### SOURCE EXCERPT ###
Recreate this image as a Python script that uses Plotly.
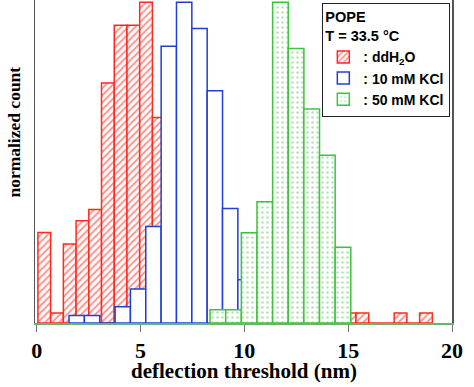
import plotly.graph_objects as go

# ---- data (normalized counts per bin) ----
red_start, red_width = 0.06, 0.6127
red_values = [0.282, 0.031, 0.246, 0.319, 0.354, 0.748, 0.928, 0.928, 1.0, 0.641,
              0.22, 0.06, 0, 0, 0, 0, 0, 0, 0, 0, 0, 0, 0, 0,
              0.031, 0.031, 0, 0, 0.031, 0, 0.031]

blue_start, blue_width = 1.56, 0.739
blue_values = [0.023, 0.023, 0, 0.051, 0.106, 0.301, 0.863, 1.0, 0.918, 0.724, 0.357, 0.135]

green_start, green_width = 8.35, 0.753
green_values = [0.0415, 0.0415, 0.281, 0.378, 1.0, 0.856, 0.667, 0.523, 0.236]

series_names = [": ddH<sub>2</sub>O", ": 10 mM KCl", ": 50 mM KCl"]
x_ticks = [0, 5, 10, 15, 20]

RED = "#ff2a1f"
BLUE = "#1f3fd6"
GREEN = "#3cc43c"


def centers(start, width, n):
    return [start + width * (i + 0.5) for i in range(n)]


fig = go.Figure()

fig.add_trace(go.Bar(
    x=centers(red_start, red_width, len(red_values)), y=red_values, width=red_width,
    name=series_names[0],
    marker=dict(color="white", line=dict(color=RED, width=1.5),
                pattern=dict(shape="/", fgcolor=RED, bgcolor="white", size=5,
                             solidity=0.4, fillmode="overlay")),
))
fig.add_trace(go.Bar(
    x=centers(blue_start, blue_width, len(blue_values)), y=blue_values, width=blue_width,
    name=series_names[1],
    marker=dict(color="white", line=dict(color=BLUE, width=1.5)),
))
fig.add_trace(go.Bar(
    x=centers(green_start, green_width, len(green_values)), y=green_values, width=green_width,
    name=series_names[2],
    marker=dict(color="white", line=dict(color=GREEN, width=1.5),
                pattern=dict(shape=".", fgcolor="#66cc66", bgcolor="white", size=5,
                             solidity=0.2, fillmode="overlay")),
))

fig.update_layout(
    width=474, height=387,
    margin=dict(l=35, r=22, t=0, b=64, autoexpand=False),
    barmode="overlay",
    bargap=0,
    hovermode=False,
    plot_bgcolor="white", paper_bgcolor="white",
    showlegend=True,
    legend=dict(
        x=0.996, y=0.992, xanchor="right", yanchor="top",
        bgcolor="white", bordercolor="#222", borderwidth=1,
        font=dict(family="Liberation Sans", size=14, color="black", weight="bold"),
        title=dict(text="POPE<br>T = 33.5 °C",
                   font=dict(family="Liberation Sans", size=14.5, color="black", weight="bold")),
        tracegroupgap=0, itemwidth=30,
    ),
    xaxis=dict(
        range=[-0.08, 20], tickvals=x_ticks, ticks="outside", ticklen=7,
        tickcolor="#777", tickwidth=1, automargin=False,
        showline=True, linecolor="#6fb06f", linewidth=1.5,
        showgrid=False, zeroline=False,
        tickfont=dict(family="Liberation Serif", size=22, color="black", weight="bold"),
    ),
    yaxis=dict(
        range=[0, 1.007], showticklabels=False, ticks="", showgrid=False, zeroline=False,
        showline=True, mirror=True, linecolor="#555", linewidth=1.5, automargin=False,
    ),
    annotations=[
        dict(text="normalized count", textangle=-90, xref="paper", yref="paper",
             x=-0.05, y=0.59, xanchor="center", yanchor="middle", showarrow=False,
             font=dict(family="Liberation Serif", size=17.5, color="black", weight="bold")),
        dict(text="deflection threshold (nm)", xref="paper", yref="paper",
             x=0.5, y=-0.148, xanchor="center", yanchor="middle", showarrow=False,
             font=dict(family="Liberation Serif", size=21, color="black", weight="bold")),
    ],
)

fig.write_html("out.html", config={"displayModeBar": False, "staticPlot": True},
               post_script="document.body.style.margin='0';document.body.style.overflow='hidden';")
###
- [DIRECTIONS]: Exactly as written, return every line of the listing, but not the pictures.

- [SOLUTION FOR THIS TASK]:
Recreate this image as a Python script that uses Plotly.
import plotly.graph_objects as go

# ---- data (normalized counts per bin) ----
red_start, red_width = 0.06, 0.6127
red_values = [0.282, 0.031, 0.246, 0.319, 0.354, 0.748, 0.928, 0.928, 1.0, 0.641,
              0.22, 0.06, 0, 0, 0, 0, 0, 0, 0, 0, 0, 0, 0, 0,
              0.031, 0.031, 0, 0, 0.031, 0, 0.031]

blue_start, blue_width = 1.56, 0.739
blue_values = [0.023, 0.023, 0, 0.051, 0.106, 0.301, 0.863, 1.0, 0.918, 0.724, 0.357, 0.135]

green_start, green_width = 8.35, 0.753
green_values = [0.0415, 0.0415, 0.281, 0.378, 1.0, 0.856, 0.667, 0.523, 0.236]

series_names = [": ddH<sub>2</sub>O", ": 10 mM KCl", ": 50 mM KCl"]
x_ticks = [0, 5, 10, 15, 20]

RED = "#ff2a1f"
BLUE = "#1f3fd6"
GREEN = "#3cc43c"


def centers(start, width, n):
    return [start + width * (i + 0.5) for i in range(n)]


fig = go.Figure()

fig.add_trace(go.Bar(
    x=centers(red_start, red_width, len(red_values)), y=red_values, width=red_width,
    name=series_names[0],
    marker=dict(color="white", line=dict(color=RED, width=1.5),
                pattern=dict(shape="/", fgcolor=RED, bgcolor="white", size=5,
                             solidity=0.4, fillmode="overlay")),
))
fig.add_trace(go.Bar(
    x=centers(blue_start, blue_width, len(blue_values)), y=blue_values, width=blue_width,
    name=series_names[1],
    marker=dict(color="white", line=dict(color=BLUE, width=1.5)),
))
fig.add_trace(go.Bar(
    x=centers(green_start, green_width, len(green_values)), y=green_values, width=green_width,
    name=series_names[2],
    marker=dict(color="white", line=dict(color=GREEN, width=1.5),
                pattern=dict(shape=".", fgcolor="#66cc66", bgcolor="white", size=5,
                             solidity=0.2, fillmode="overlay")),
))

fig.update_layout(
    width=474, height=387,
    margin=dict(l=35, r=22, t=0, b=64, autoexpand=False),
    barmode="overlay",
    bargap=0,
    hovermode=False,
    plot_bgcolor="white", paper_bgcolor="white",
    showlegend=True,
    legend=dict(
        x=0.996, y=0.992, xanchor="right", yanchor="top",
        bgcolor="white", bordercolor="#222", borderwidth=1,
        font=dict(family="Liberation Sans", size=14, color="black", weight="bold"),
        title=dict(text="POPE<br>T = 33.5 °C",
                   font=dict(family="Liberation Sans", size=14.5, color="black", weight="bold")),
        tracegroupgap=0, itemwidth=30,
    ),
    xaxis=dict(
        range=[-0.08, 20], tickvals=x_ticks, ticks="outside", ticklen=7,
        tickcolor="#777", tickwidth=1, automargin=False,
        showline=True, linecolor="#6fb06f", linewidth=1.5,
        showgrid=False, zeroline=False,
        tickfont=dict(family="Liberation Serif", size=22, color="black", weight="bold"),
    ),
    yaxis=dict(
        range=[0, 1.007], showticklabels=False, ticks="", showgrid=False, zeroline=False,
        showline=True, mirror=True, linecolor="#555", linewidth=1.5, automargin=False,
    ),
    annotations=[
        dict(text="normalized count", textangle=-90, xref="paper", yref="paper",
             x=-0.05, y=0.59, xanchor="center", yanchor="middle", showarrow=False,
             font=dict(family="Liberation Serif", size=17.5, color="black", weight="bold")),
        dict(text="deflection threshold (nm)", xref="paper", yref="paper",
             x=0.5, y=-0.148, xanchor="center", yanchor="middle", showarrow=False,
             font=dict(family="Liberation Serif", size=21, color="black", weight="bold")),
    ],
)

fig.write_html("out.html", config={"displayModeBar": False, "staticPlot": True},
               post_script="document.body.style.margin='0';document.body.style.overflow='hidden';")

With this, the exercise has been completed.